Recent years have seen two organic protest movements take shape that the media is trying to portray as completely opposite, yet they are incredibly similar. Occupy Wall St has a distinct target with a focus on the big Wall St banks that control over 60% of US assets, while the Tea Party focused on the extreme levels of government spending that threaten to bankrupt our nation and at the least dilute the value of our currency. Occupy Wall Street is a much younger phenomenon than the Tea Party and has some unworkable ‘demands’, but they both strike at the heart of the problem of modern American politics and economics: crony capitalism. It is not just a banking issue, as the Solyndra scandal shows that the problem lies in government being in bed with big business, but banking is the most egregious example. For our nation and economy to move forward, we must sever the close ties between business and government, and a start would be with truly reforming our banks.
Occupy Wall St and the Tea Party are expressions of a frustrated citizenry that does not feel that their politicians are serving their interests. The Tea Party started with Rick Santelli’s tirade over the bailing out of Wall St banks, AIG and then GM & Chrysler. Occupy Wall St is targeting the Wall St banks that received bailouts yet continue to behave as they did prior to the Lehman crash in 2008. Starting under the Bush administration and continued under President Obama, Wall St banks have privatized the gains and socialize the losses through their bailout monies, yet nothing has translated to savings for citizens. In spring of 2009, the feds added to the bailouts of AIG and Citigroup in addition to relaxing accounting rule FAS 157 allowing banks to carry assets at whatever value they wanted. The zero interest rate policy of the FED is an additional bailout to the banks and punishment to American savers and fixed income seniors. At every step, the citizens of the United States have taken a back seat to the Wall St banks. Taxpayers have shouldered more and more responsibility for Wall St’s failings. Small and regional sized banks will tell you that Wall St banks have an unfair funding advantage, hurting their business. Occupy Wall St and the Tea Party are cries from ordinary Americans to stop this game rigged in favor of Wall St.

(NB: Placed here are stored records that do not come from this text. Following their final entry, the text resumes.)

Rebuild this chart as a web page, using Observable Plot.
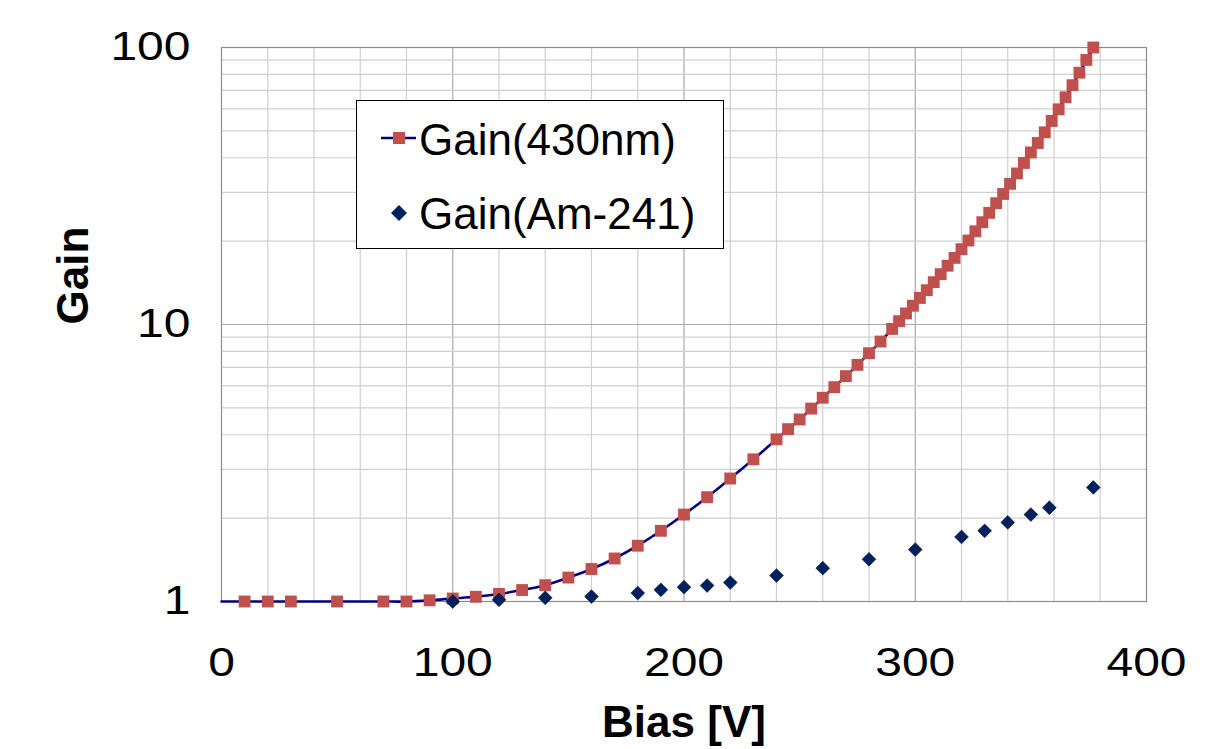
<!DOCTYPE html>
<html>
<head>
<meta charset="utf-8">
<script src="https://cdn.jsdelivr.net/npm/d3@7"></script>
<script src="https://cdn.jsdelivr.net/npm/@observablehq/plot@0.6"></script>
<style>
  html, body { margin: 0; padding: 0; background: #fff; overflow: hidden; }
  #wrap { position: relative; width: 1212px; height: 749px; }
  #legend { position: absolute; left: 356px; top: 100px; width: 366px; height: 147px;
            border: 1px solid #000; background: #fff;
            font-family: "Liberation Sans", Arial, sans-serif; font-size: 44px; color: #000; }
  #legend .lab { position: absolute; left: 62px; line-height: 44px; white-space: nowrap; }
  #legend svg { position: absolute; left: 0; top: 0; }
</style>
</head>
<body>
<div id="wrap">
  <div id="chart"></div>
  <div id="legend">
    <svg width="366" height="147">
      <line x1="24" y1="37" x2="59" y2="37" stroke="#000080" stroke-width="2.5"></line>
      <rect x="36" y="31" width="12" height="12" fill="#C0504D"></rect>
      <path d="M42,104 L50,112 L42,120 L34,112 Z" fill="#002060"></path>
    </svg>
    <span class="lab" style="top:17px">Gain(430nm)</span>
    <span class="lab" style="top:91px">Gain(Am-241)</span>
  </div>
</div>
<script>
// Gain(430nm): bias [V] and gain
const biasRed = [10,20,30,50,70,80,90,100,110,120,130,140,150,160,170,180,190,200,210,220,230,
  240,245,250,255,260,265,270,275,280,285,290,293,296,299,302,305,308,311,314,317,320,323,326,
  329,332,335,338,341,344,347,350,353,356,359,362,365,368,371,374,377];
const gainRed = [1.00,1.00,1.00,1.00,1.00,1.00,1.01,1.025,1.04,1.065,1.10,1.145,1.22,1.31,1.43,1.59,1.80,2.06,2.38,2.78,3.26,
  3.85,4.19,4.54,4.97,5.44,5.94,6.51,7.15,7.88,8.68,9.64,10.28,10.96,11.69,12.47,13.30,14.22,15.2,16.3,17.4,18.7,20.1,21.7,
  23.4,25.3,27.4,29.6,32.2,35.1,38.3,41.8,45.2,49.4,54.3,59.8,66.1,73.1,81.1,90.2,100];

// Smoothed line starts at the origin of the bias axis
const lineStartBias = [0];
const lineStartGain = [1.00];

// Gain(Am-241)
const biasAm = [100,120,140,160,180,190,200,210,220,240,260,280,300,320,330,340,350,358,377];
const gainAm = [1.00,1.014,1.031,1.042,1.073,1.102,1.126,1.142,1.171,1.241,1.319,1.42,1.54,1.71,1.80,1.93,2.06,2.18,2.58];

// Axis ticks and grid
const xTicks = [0,100,200,300,400];
const xGridMinor = [20,40,60,80,120,140,160,180,220,240,260,280,320,340,360,380];
const xGridMajor = [100,200,300];
const yTicks = [1,10,100];
const yGridMinor = [2,3,4,5,6,7,8,9,20,30,40,50,60,70,80,90];
const yGridMajor = [10];

const red = biasRed.map((b, i) => ({bias: b, gain: gainRed[i]}));
const am = biasAm.map((b, i) => ({bias: b, gain: gainAm[i]}));
const curve = lineStartBias.map((b, i) => ({bias: b, gain: lineStartGain[i]})).concat(red);

const font = '"Liberation Sans", Arial, sans-serif';

const chart = Plot.plot({
  width: 1212,
  height: 749,
  marginLeft: 221,
  marginRight: 66,
  marginTop: 47,
  marginBottom: 148,
  style: {fontFamily: font, background: "#fff", color: "#000"},
  x: {domain: [0, 400]},
  y: {type: "log", domain: [1, 100]},
  marks: [
    Plot.ruleX(xGridMinor, {stroke: "#cfcfcf", strokeWidth: 1.2}),
    Plot.ruleX(xGridMajor, {stroke: "#a8a8a8", strokeWidth: 1.2}),
    Plot.ruleY(yGridMinor, {stroke: "#cfcfcf", strokeWidth: 1.2}),
    Plot.ruleY(yGridMajor, {stroke: "#a8a8a8", strokeWidth: 1.2}),
    Plot.frame({stroke: "#8c8c8c", strokeWidth: 1.2}),
    Plot.axisX(xTicks, {tickSize: 0, tickPadding: 46, fontSize: 40, label: null, tickFormat: d => String(d)}),
    Plot.axisY(yTicks, {tickSize: 0, tickPadding: 31, fontSize: 40, label: null, tickFormat: d => String(d)}),
    Plot.text(["Bias [V]"], {frameAnchor: "bottom", lineAnchor: "middle", dy: 121, fontSize: 44, fontWeight: "bold"}),
    Plot.text(["Gain"], {frameAnchor: "left", lineAnchor: "middle", rotate: -90, dx: -148, fontSize: 44, fontWeight: "bold"}),
    Plot.line(curve, {x: "bias", y: "gain", stroke: "#000080", strokeWidth: 2.6, curve: "catmull-rom"}),
    Plot.dot(red, {x: "bias", y: "gain", symbol: "square", r: 6.7, fill: "#C0504D", stroke: null}),
    Plot.dot(am, {x: "bias", y: "gain", symbol: "diamond2", r: 6.2, fill: "#002060", stroke: "#001030", strokeWidth: 0.6})
  ]
});
// The reference tick labels are drawn with a horizontally widened face
chart.querySelectorAll('g[aria-label="x-axis tick label"] text, g[aria-label="y-axis tick label"] text')
  .forEach(t => t.setAttribute("transform", (t.getAttribute("transform") || "") + " scale(1.2,1)"));
document.getElementById("chart").appendChild(chart);
</script>
</body>
</html>
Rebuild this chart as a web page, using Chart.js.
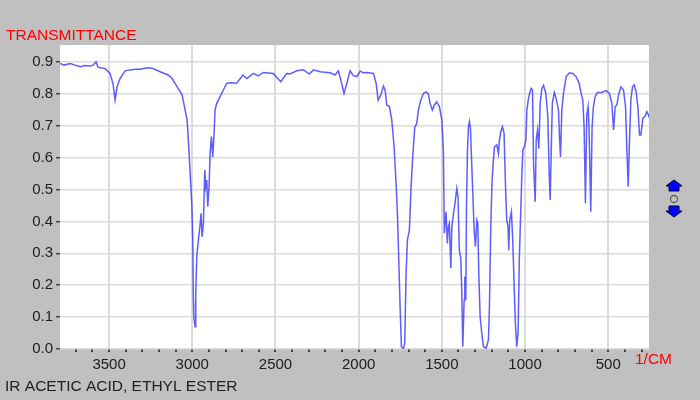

America needs a politician with the willpower to take on the Wall St banks and protect the currency and interests of Main St. We need a politician who understands that this recession is not like normal recessions. This is a cheap credit fueled, balance sheet recession with a huge debt hangover. In 2008 and 2009, the government bailed out the Wall St banks and wounded the economy. They portray their actions the other way around. Obama’s talk of reform is just that: talk, while he fundraises on Wall St and keeps Wall St lackeys like Tim Geithner in his administration. No politician is discussing it, but a stimulus idea that would not involve any public funding is the following plan. Wall St banks must mark their assets at the proper values. If this causes them to be insolvent, then the Federal Reserve can take those banks into receivership and wind down assets. As those assets are wound down, debt writedowns will occur on mortgages, student loans and consumer loans. These debt writedowns will turn into principal reductions. Removing the debt overhang from many American’s budgets will put dollars back into American pockets, affecting both consumers and small business owners.
This proposal could cause a couple of the Wall St banks to go into receivership. It might shrink some of those banks. Breaking up the big banks and writing down debt will jumpstart the average American household and help business owners’ balance sheets without adding another dime to the national debt. The other effects will be reduced rents as residential and commercial property owners will have lower costs to set their rent. The potential is there for economic growth, which will help alleviate the unemployment problem and increase tax receipts which will help the government deficit problem. Leaving zombie banks alive is the path Japan followed as they have had minimal growth for 20 years because they did not address the bad loans and banks. This plan does not have support from either political party. That tells us more about Democrats and Republicans than it does America.